>> BEGIN Excerpted data

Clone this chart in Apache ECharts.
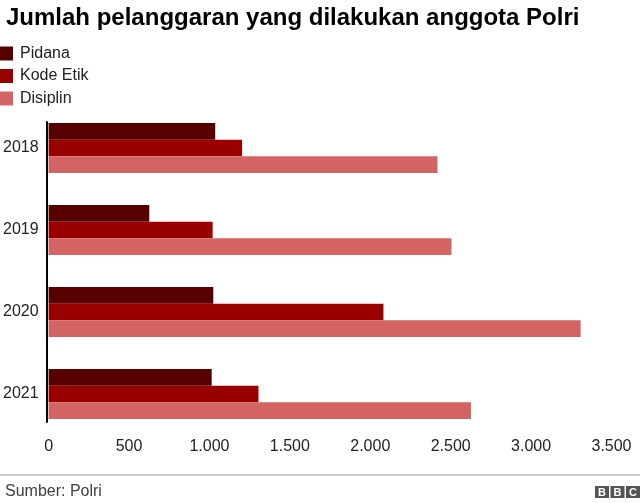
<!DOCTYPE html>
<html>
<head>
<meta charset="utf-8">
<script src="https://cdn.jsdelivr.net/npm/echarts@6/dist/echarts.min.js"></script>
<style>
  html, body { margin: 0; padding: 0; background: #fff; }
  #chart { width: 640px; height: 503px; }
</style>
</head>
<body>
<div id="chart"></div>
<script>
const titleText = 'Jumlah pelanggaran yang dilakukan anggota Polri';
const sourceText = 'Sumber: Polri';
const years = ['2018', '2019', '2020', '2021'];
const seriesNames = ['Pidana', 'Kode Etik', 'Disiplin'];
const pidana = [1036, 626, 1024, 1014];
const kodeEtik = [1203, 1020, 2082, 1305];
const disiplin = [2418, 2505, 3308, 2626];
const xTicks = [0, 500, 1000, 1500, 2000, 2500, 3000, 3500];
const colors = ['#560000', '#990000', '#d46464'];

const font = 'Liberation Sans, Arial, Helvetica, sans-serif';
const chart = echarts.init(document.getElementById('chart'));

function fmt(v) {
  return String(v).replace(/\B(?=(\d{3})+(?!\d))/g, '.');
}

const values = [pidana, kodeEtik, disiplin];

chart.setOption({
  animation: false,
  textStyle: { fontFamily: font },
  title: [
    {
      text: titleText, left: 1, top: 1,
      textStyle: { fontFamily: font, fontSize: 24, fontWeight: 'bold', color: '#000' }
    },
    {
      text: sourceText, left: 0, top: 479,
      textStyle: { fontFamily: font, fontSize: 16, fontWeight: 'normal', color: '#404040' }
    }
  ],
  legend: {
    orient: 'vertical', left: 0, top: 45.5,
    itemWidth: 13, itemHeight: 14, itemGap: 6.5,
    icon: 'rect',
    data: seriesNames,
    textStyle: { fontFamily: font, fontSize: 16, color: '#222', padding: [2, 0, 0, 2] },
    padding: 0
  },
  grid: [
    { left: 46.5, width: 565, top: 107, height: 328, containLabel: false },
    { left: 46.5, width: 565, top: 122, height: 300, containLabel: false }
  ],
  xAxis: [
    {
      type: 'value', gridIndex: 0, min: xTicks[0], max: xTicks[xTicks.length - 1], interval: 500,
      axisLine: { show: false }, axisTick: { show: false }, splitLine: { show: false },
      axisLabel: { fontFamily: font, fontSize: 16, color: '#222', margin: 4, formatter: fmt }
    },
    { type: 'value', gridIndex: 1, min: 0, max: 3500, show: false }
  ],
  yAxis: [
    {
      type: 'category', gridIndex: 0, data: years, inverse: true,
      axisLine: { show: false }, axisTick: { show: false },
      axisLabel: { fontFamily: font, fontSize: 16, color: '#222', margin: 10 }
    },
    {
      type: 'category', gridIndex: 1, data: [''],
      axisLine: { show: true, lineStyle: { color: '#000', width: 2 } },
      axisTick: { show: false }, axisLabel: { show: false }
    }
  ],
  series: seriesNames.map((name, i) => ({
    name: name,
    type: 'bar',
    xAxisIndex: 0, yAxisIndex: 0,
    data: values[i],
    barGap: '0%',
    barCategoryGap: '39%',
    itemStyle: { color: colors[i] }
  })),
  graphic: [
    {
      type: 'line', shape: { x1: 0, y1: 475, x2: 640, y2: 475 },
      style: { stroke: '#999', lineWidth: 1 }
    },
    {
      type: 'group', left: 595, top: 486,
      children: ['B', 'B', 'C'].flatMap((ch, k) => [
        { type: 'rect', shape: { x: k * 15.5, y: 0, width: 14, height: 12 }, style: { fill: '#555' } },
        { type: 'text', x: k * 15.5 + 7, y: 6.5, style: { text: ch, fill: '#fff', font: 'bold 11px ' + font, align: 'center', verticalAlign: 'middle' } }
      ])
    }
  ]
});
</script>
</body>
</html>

>> END Excerpted data
>> BEGIN Excerpted data

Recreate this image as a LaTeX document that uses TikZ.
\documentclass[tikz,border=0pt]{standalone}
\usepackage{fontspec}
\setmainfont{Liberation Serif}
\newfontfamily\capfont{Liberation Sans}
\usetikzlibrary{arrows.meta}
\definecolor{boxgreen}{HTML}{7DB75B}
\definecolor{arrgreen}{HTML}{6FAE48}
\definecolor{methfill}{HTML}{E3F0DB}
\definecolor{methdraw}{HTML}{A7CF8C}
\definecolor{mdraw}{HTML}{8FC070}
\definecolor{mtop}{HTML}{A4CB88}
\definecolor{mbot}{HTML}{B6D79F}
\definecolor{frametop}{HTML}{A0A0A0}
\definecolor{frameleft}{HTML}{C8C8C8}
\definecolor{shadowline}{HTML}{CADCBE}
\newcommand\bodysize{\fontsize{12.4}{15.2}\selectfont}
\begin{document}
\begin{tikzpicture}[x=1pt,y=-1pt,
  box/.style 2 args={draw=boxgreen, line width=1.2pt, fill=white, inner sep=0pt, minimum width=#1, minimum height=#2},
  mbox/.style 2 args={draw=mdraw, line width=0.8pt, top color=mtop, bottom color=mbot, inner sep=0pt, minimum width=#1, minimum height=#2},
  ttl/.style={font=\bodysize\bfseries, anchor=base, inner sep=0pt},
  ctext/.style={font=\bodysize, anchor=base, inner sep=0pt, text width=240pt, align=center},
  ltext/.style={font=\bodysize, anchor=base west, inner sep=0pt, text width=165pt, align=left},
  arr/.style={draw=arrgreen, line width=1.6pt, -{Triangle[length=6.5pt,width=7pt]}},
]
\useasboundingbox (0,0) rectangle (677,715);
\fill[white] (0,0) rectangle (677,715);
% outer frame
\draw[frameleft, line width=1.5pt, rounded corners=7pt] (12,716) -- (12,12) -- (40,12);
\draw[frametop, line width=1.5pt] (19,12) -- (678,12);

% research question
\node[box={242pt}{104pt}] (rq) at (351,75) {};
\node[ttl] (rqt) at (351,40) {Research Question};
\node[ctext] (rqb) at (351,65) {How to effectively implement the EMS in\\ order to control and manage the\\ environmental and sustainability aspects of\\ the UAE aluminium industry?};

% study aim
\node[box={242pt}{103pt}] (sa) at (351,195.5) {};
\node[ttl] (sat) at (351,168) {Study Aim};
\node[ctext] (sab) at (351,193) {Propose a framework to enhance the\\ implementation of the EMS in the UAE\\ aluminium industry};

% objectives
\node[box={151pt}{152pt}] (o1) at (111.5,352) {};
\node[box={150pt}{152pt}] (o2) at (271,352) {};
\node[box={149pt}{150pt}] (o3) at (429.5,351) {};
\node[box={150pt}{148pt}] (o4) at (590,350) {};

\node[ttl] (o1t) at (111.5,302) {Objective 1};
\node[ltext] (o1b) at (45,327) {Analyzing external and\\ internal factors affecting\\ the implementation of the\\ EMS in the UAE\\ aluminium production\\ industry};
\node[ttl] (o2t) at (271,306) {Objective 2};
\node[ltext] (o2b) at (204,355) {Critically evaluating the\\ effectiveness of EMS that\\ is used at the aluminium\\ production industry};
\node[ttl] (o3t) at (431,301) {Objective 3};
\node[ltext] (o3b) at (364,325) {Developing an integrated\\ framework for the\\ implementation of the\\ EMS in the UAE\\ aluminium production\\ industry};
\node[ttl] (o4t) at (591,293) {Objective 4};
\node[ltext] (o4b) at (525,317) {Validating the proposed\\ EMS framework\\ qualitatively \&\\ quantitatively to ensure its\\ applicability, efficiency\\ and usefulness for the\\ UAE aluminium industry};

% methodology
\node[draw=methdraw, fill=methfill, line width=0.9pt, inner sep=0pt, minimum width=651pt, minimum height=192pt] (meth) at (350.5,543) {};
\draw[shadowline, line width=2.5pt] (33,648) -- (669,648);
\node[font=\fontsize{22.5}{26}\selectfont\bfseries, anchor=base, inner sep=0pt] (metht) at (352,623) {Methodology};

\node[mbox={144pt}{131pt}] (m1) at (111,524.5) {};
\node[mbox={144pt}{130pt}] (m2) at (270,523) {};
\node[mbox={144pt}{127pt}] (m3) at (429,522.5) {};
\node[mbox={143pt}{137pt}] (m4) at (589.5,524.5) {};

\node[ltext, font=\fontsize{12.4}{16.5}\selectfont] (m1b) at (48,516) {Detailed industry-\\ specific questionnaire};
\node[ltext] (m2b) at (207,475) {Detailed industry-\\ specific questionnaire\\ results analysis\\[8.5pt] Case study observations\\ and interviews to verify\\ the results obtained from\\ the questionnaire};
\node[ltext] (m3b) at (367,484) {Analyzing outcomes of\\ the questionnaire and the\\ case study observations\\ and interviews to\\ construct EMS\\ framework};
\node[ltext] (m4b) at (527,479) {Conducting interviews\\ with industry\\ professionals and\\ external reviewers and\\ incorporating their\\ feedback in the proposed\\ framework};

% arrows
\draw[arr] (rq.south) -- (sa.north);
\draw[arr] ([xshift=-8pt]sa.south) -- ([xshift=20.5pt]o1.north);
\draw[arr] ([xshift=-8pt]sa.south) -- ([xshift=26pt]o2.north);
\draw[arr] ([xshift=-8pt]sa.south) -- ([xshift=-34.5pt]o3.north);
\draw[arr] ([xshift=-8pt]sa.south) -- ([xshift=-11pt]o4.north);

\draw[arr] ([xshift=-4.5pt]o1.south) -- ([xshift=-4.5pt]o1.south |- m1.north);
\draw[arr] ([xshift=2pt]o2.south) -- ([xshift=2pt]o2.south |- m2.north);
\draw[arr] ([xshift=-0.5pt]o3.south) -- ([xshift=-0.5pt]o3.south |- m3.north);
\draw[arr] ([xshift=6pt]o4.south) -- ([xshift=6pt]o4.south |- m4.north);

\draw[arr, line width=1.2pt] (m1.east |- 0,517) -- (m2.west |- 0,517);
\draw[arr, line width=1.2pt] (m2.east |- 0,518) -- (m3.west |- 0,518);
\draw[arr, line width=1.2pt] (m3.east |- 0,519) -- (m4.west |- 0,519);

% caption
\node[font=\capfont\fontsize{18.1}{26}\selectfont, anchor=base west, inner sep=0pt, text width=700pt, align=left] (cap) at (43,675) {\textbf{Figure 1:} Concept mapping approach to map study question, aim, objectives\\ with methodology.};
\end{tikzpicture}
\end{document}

>> END Excerpted data
>> BEGIN Excerpted data

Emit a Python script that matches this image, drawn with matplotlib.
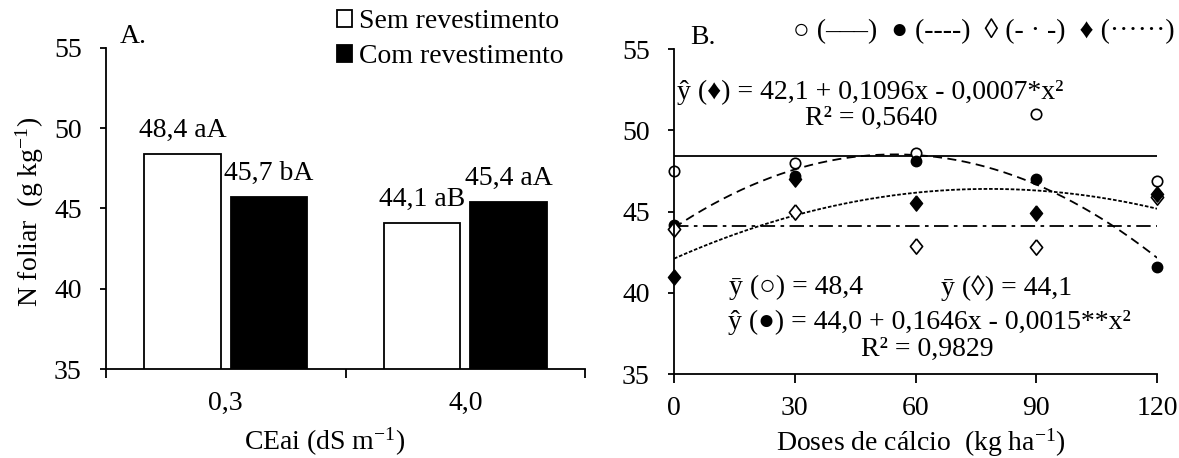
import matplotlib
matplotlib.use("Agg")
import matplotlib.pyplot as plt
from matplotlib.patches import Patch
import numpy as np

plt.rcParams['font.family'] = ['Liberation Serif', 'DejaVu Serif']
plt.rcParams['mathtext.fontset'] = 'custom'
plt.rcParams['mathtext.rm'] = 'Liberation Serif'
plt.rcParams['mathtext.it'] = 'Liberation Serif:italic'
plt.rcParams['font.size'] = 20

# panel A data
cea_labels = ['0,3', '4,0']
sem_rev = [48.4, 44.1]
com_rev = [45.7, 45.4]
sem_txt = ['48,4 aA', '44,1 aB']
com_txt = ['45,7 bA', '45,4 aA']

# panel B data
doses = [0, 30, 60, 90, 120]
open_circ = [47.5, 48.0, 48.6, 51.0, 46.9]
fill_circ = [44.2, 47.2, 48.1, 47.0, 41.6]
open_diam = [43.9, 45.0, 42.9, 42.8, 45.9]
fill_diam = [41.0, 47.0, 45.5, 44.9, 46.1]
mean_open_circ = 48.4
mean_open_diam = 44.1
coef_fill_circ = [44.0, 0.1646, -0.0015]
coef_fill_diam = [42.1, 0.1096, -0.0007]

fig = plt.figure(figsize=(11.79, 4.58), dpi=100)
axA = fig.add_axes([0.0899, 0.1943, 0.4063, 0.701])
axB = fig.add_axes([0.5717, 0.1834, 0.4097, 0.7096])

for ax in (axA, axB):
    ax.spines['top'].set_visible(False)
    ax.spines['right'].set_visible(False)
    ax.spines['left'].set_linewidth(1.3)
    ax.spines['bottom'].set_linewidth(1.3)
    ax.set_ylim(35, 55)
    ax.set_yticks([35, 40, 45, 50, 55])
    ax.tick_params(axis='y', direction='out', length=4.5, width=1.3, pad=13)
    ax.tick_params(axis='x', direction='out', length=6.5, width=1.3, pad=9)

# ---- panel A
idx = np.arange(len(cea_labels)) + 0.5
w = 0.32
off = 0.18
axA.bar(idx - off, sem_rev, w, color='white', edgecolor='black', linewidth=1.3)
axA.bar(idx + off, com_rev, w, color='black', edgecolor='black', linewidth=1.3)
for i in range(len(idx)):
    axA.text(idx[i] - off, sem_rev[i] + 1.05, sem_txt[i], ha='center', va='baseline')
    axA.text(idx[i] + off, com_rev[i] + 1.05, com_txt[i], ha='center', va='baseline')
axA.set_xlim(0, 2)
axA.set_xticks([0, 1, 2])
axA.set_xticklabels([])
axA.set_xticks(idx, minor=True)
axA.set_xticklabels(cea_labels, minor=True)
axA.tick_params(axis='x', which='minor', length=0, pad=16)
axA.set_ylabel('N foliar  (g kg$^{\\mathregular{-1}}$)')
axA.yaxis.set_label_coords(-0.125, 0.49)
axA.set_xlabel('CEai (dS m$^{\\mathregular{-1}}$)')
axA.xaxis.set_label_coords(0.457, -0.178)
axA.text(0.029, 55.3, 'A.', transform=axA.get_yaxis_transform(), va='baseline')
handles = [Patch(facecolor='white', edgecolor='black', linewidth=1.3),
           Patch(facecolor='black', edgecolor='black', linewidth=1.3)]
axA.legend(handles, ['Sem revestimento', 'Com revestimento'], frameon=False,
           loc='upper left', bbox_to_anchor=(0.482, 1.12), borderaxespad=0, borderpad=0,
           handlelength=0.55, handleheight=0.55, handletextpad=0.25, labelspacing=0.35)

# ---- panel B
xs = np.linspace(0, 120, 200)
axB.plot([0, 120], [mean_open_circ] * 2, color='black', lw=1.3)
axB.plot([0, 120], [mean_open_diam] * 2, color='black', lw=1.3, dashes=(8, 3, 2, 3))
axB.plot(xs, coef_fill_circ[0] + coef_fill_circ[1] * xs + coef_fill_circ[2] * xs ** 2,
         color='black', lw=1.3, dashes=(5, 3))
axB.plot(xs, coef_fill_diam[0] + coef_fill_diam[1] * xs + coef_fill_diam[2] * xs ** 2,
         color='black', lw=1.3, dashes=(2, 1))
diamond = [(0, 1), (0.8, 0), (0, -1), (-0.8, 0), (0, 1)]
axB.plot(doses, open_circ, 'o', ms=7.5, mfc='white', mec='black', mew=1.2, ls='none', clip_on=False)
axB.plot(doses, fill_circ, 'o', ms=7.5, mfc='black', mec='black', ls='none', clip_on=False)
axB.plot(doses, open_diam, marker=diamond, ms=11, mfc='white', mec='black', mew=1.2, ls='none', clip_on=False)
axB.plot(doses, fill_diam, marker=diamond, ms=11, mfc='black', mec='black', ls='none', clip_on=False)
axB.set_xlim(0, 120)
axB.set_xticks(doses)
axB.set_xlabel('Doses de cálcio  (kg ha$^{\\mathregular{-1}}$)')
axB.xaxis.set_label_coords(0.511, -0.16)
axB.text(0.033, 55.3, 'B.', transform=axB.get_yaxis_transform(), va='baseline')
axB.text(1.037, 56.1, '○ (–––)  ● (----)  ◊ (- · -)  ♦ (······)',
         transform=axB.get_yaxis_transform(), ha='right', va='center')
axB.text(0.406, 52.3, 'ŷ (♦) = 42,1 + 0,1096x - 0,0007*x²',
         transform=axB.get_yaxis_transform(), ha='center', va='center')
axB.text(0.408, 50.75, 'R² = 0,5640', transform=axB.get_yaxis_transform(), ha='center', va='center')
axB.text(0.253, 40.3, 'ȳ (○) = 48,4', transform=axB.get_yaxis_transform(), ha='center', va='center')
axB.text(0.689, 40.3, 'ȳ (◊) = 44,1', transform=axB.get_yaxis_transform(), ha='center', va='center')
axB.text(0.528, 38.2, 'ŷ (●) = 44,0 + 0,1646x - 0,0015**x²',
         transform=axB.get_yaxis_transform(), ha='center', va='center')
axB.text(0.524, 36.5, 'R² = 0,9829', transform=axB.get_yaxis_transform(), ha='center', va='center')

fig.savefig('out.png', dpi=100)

>> END Excerpted data

**Instructions to follow:** Only the lines from the one with "Emit a Python" through the one with "com_txt = ['45,7 bA', '45,4 aA']", both included, go in the copy, exactly as written. Leave the pictures behind.

**Correct answer:**
Emit a Python script that matches this image, drawn with matplotlib.
import matplotlib
matplotlib.use("Agg")
import matplotlib.pyplot as plt
from matplotlib.patches import Patch
import numpy as np

plt.rcParams['font.family'] = ['Liberation Serif', 'DejaVu Serif']
plt.rcParams['mathtext.fontset'] = 'custom'
plt.rcParams['mathtext.rm'] = 'Liberation Serif'
plt.rcParams['mathtext.it'] = 'Liberation Serif:italic'
plt.rcParams['font.size'] = 20

# panel A data
cea_labels = ['0,3', '4,0']
sem_rev = [48.4, 44.1]
com_rev = [45.7, 45.4]
sem_txt = ['48,4 aA', '44,1 aB']
com_txt = ['45,7 bA', '45,4 aA']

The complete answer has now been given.